You can buy a money order with a debit card at some places that sell them, including the U.S. Postal Service, grocery stores, and banks.
Some issuers (including select Western Union locations) also allow you to pay for a money order with a credit card. However, the transaction will likely process as a cash advance, meaning you’ll pay fees and interest.
For more details about where and how to buy money orders with debit or credit cards, see below.
Buying a Money Order With a Debit Card
The most widely accepted payment method for a money order is cash.
However, several places will allow you to use a debit card to buy a money order, including the following (ordered by nationwide availability):
- The U.S. Postal Service (USPS)
- Bank of America
- U.S. Bank
- Bank of the West
- Fred Meyer
- King Soopers
- Giant Eagle
- Family Fare
- Food City
- Food Lion
- Stop & Shop
- Turkey Hill
- Weis Markets
Note that debit card acceptance varies by location; it’s best to call ahead to the store or branch you plan to visit to make sure that it accepts debit cards.

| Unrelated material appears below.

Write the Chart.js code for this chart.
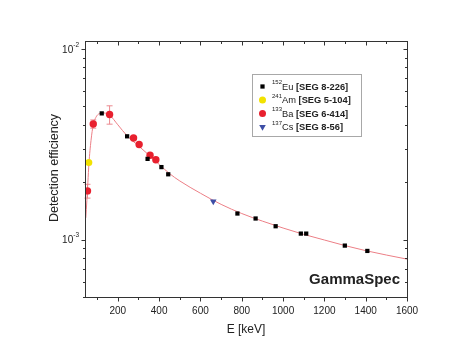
<!DOCTYPE html>
<html><head><meta charset="utf-8">
<script src="https://cdn.jsdelivr.net/npm/chart.js@4/dist/chart.umd.min.js"></script>
<style>html,body{margin:0;padding:0;background:#fff;}#wrap{width:474px;height:356px;position:relative}</style>
</head><body><div id="wrap"><canvas id="c" width="474" height="356"></canvas></div>
<script>
// ---- data ----
const euE   = [122, 245, 344, 411, 444, 779, 867, 964, 1086, 1112, 1299, 1408];
const euEff = [4.59e-3, 3.48e-3, 2.65e-3, 2.40e-3, 2.20e-3, 1.37e-3, 1.29e-3, 1.175e-3, 1.075e-3, 1.075e-3, 0.93e-3, 0.872e-3];
const amE   = [59.5];
const amEff = [2.54e-3];
const baE   = [53, 81, 160, 276, 303, 356, 384];
const baEff = [1.80e-3, 4.04e-3, 4.53e-3, 3.41e-3, 3.15e-3, 2.77e-3, 2.62e-3];
const baErr = [0.15e-3, 0.2e-3, 0.5e-3, 0.06e-3, 0.06e-3, 0.06e-3, 0.06e-3];
const csE   = [662];
const csEff = [1.585e-3];
const fitE   = [45, 50, 55, 60, 70, 81, 95, 110, 125, 140, 160, 200, 245, 300, 350, 400, 450, 500, 600, 700, 800, 900, 1000, 1100, 1200, 1300, 1400, 1500, 1600];
const fitEff = [1.3e-3, 1.6e-3, 2.0e-3, 2.5e-3, 3.3e-3, 4.0e-3, 4.4e-3, 4.58e-3, 4.62e-3, 4.6e-3, 4.5e-3, 4.0e-3, 3.5e-3, 3.1e-3, 2.78e-3, 2.48e-3, 2.22e-3, 2.03e-3, 1.75e-3, 1.53e-3, 1.37e-3, 1.25e-3, 1.15e-3, 1.065e-3, 0.995e-3, 0.93e-3, 0.875e-3, 0.83e-3, 0.79e-3];
const xMajorTicks = [200, 400, 600, 800, 1000, 1200, 1400, 1600];
const xMinorTicks = [100, 300, 500, 700, 900, 1100, 1300, 1500];
const yMajorTicks = [1e-3, 1e-2];
const yMajorExp   = ['-3', '-2'];
const yMinorTicks = [5e-4, 6e-4, 7e-4, 8e-4, 9e-4, 2e-3, 3e-3, 4e-3, 5e-3, 6e-3, 7e-3, 8e-3, 9e-3];
const legendIso  = ['152', '241', '133', '137'];
const legendEl   = ['Eu', 'Am', 'Ba', 'Cs'];
const legendSeg  = ['[SEG 8-226]', '[SEG 5-104]', '[SEG 6-414]', '[SEG 8-56]'];

const pts = (xs, ys) => xs.map((x, i) => ({x: x, y: ys[i]}));
const FONT = '"Liberation Sans", Arial, sans-serif';
const TXT = '#222';
const RED = '#e8202e', YEL = '#f2e200', BLU = '#3d4ea6';

const styles = [
  {style: 'rect', color: '#000', r: 3, rot: 0},
  {style: 'circle', color: YEL, r: 3.5, rot: 0},
  {style: 'circle', color: RED, r: 3.5, rot: 0},
  {style: 'triangle', color: BLU, r: 3.8, rot: 180}
];

const deco = {
  id: 'deco',
  beforeDatasetsDraw(chart) {
    const ctx = chart.ctx, xs = chart.scales.x, ys = chart.scales.y;
    ctx.save();
    ctx.strokeStyle = '#ec8a90';
    ctx.lineWidth = 1;
    baE.forEach((e, i) => {
      const px = xs.getPixelForValue(e);
      const y1 = ys.getPixelForValue(baEff[i] + baErr[i]);
      const y2 = ys.getPixelForValue(baEff[i] - baErr[i]);
      ctx.beginPath();
      ctx.moveTo(px, y1); ctx.lineTo(px, y2);
      ctx.moveTo(px - 3, y1); ctx.lineTo(px + 3, y1);
      ctx.moveTo(px - 3, y2); ctx.lineTo(px + 3, y2);
      ctx.stroke();
    });
    ctx.restore();
  },
  afterDraw(chart) {
    const ctx = chart.ctx, a = chart.chartArea, xs = chart.scales.x, ys = chart.scales.y;
    ctx.save();
    // frame
    ctx.strokeStyle = '#333';
    ctx.lineWidth = 1;
    const L = Math.round(a.left) + 0.5, R = Math.round(a.right) + 0.5, T = Math.round(a.top) + 0.5, B = Math.round(a.bottom) + 0.5;
    ctx.strokeRect(L, T, R - L, B - T);
    ctx.beginPath();
    const xt = (v, len) => {
      const p = Math.round(xs.getPixelForValue(v)) + 0.5;
      ctx.moveTo(p, B); ctx.lineTo(p, B + len);
      ctx.moveTo(p, T); ctx.lineTo(p, T + len);
    };
    xMajorTicks.forEach(v => xt(v, 4));
    xMinorTicks.forEach(v => xt(v, 2.5));
    const yt = (v, len) => {
      const p = Math.round(ys.getPixelForValue(v)) + 0.5;
      ctx.moveTo(L, p); ctx.lineTo(L - len, p);
      ctx.moveTo(R, p); ctx.lineTo(R - len, p);
    };
    yMajorTicks.forEach(v => yt(v, 4));
    yMinorTicks.forEach(v => yt(v, 2.5));
    ctx.stroke();

    // y tick labels 10^n
    ctx.fillStyle = TXT;
    ctx.textBaseline = 'middle';
    yMajorTicks.forEach((v, i) => {
      const p = ys.getPixelForValue(v);
      ctx.font = '6.5px ' + FONT;
      const sw = ctx.measureText(yMajorExp[i]).width;
      ctx.textAlign = 'left';
      const supX = 79 - sw;
      ctx.fillText(yMajorExp[i], supX, p - 4);
      ctx.font = '10px ' + FONT;
      ctx.textAlign = 'right';
      ctx.fillText('10', supX, p + 1);
    });

    // axis titles
    ctx.font = '12px ' + FONT;
    ctx.textAlign = 'center';
    ctx.fillText('E [keV]', (a.left + a.right) / 2, 330);
    ctx.save();
    ctx.translate(55, 168);
    ctx.rotate(-Math.PI / 2);
    ctx.font = '12.5px ' + FONT;
    ctx.fillText('Detection efficiency', 0, 0);
    ctx.restore();

    // legend
    ctx.strokeStyle = '#a8a8a8';
    ctx.strokeRect(252.5, 74.5, 109, 62);
    const rows = [86.5, 100, 113.5, 127];
    rows.forEach((ry, i) => {
      const s = styles[i];
      ctx.fillStyle = s.color;
      ctx.strokeStyle = s.color;
      Chart.helpers.drawPoint(ctx, {pointStyle: s.style, radius: s.r, rotation: s.rot, borderWidth: 0}, 262.5, ry);
      ctx.fillStyle = TXT;
      ctx.textAlign = 'left';
      ctx.font = '6px ' + FONT;
      ctx.fillText(legendIso[i], 272, ry - 4);
      let x = 272 + ctx.measureText(legendIso[i]).width;
      ctx.font = '9.3px ' + FONT;
      ctx.fillText(legendEl[i] + ' ', x, ry + 0.5);
      x += ctx.measureText(legendEl[i] + ' ').width;
      ctx.font = 'bold 9.3px ' + FONT;
      ctx.fillText(legendSeg[i], x, ry + 0.5);
    });

    // watermark
    ctx.font = 'bold 15px ' + FONT;
    ctx.textAlign = 'right';
    ctx.textBaseline = 'alphabetic';
    ctx.fillStyle = TXT;
    ctx.fillText('GammaSpec', 400, 284);
    ctx.restore();
  }
};

new Chart(document.getElementById('c'), {
  type: 'scatter',
  data: {
    datasets: [
      {data: pts(euE, euEff), pointStyle: 'rect', pointRadius: 3, backgroundColor: '#000', borderColor: '#000', borderWidth: 0},
      {data: pts(amE, amEff), pointStyle: 'circle', pointRadius: 3.5, backgroundColor: YEL, borderColor: YEL, borderWidth: 0},
      {data: pts(baE, baEff), pointStyle: 'circle', pointRadius: 3.7, backgroundColor: RED, borderColor: RED, borderWidth: 0},
      {data: pts(csE, csEff), pointStyle: 'triangle', pointRotation: 180, pointRadius: 3.8, backgroundColor: BLU, borderColor: BLU, borderWidth: 0},
      {data: pts(fitE, fitEff), showLine: true, pointRadius: 0, borderColor: '#ec7f86', borderWidth: 1, tension: 0.4, cubicInterpolationMode: 'monotone', fill: false}
    ]
  },
  options: {
    responsive: false,
    animation: false,
    events: [],
    layout: {padding: {top: 41, right: 67, left: 0, bottom: 0}},
    plugins: {legend: {display: false}, tooltip: {enabled: false}},
    scales: {
      x: {
        type: 'linear', min: 41, max: 1600,
        grid: {display: false, drawTicks: false},
        border: {display: false},
        ticks: {font: {family: FONT, size: 10}, color: TXT, padding: 8, maxRotation: 0, autoSkip: false, callback: v => String(v)},
        afterBuildTicks: s => { s.ticks = xMajorTicks.map(v => ({value: v})); },
        afterFit: s => { s.height = 59; }
      },
      y: {
        type: 'logarithmic', min: 5e-4, max: 1.1e-2,
        grid: {display: false, drawTicks: false},
        border: {display: false},
        ticks: {display: false},
        afterFit: s => { s.width = 85; }
      }
    }
  },
  plugins: [deco]
});
</script>
</body></html>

You can find out more about the above options (including their limits and purchase fees) in our list of places that sell money orders.
Buying a Money Order With a Credit Card
There are very few places that let you buy a money order with a credit card, but it is possible at the following issuers:
- Western Union: Select agent locations (including partner locations like Albertsons, Fred Meyer, and King Soopers) accept credit cards. Western Union doesn’t provide a comprehensive list of agents that accept credit cards, and acceptance varies by individual location; it’s best to contact your local agent before visiting.
- 7-Eleven: Accepts cash only at most locations, but some stores that partner with Western Union may accept credit cards. Contact your local store to check its payment options or see our related research for the list of states where 7-Eleven partners with Western Union.
- Chase: Select branches allow Chase credit cardholders to buy money orders with cash advances (as previously reported).
Before buying a money order with a credit card, know that since money orders require guaranteed, upfront payment, most credit card issuers process them as cash advances, which carry added costs. You’ll pay the credit card’s cash advance fees and APR on top of the money order issuer’s purchase fees.
Credit card companies typically charge a cash advance fee of a percentage of the transaction or a flat dollar amount, whichever is greater.
For example, if you have a 5% transaction fee and buy a money order for $1,000, your cash advance fee will be $50.
Cash advances also have high APRs, for which interest begins accruing immediately — usually at around 22% to 27%.
Other Payment Options
Cash is the most widely accepted way to purchase a money order, and it’s the only payment method accepted by every issuer and agent location.
Some places will also allow you to pay with a prepaid, PIN-based reloadable Visa or Mastercard (as previously reported).
Since money orders must be prepaid and guaranteed, there are virtually no places that allow you to pay for a money order with a personal check, which can bounce.
In the course of our research, the only place we found that accepts personal checks as payment for money orders is the check-cashing store Advance America.
You also cannot buy a money order online or using a PayPal transfer.
See our related research for the security features and risks associated with money orders, plus how long it takes money orders to send, clear, and expire, and our complete money order FAQ.
- Bank of America customer service (800) 432-1000[↩]
- U.S. Bank customer service (855) 977-2704[↩]
- Citibank customer service (800) 374-9700[↩]
- Bank of the West customer service (800) 488-2265[↩]
- Meijer customer service (877) 363-4537[↩]
- Family Fare customer service (844) 251-3999[↩]
- Shoppers customer service (888) 907-7467[↩]
- Weis Markets customer service (866) 999-9347[↩]
- Western Union customer service (800) 325-6000[↩]
- 7-Eleven customer service (800) 255-0711[↩]
Hi, I don’t know if you’re still monitoring comments here, but if so might you know the answer to this:
A few years ago, all the places nearby (convenience stores, tobacco stores, etc.) that sell money orders put in a policy that they’d no longer allow customers to buy money orders with debit cards. This includes longtime customers. So to buy a money order, customer must pay extra fees to get cash from the ATM, often not in the denomination they want, and then buy the money order with cash. I can’t get a straight answer on the reason.
One of the main reasons some stores stopped accepting debit cards for money order purchases was to stop “manufactured spending.” Manufactured spending is when people use a credit card to buy prepaid debit cards (like Visa Gift Cards, which run as debit) to get a bonus on their credit card, then use the prepaid debit card to buy money orders and effectively get their money back, as if they’d never spent anything. You might also see stores saying they don’t allow money order purchases with debit because of fraud. And, one last hurdle is that when buying a money order with a debit card, the card must run as a PIN based purchase. If you pay with a debit card but the machine runs your card as credit and you don’t enter a PIN, you won’t be able to buy the money order. Many debit card networks automatically run debit cards as credit.
How long is a bank issued money order good for?
Bank money orders typically expire within 90 days but most banks will let you get a refund at any time if you don’t get around to using one before it expires.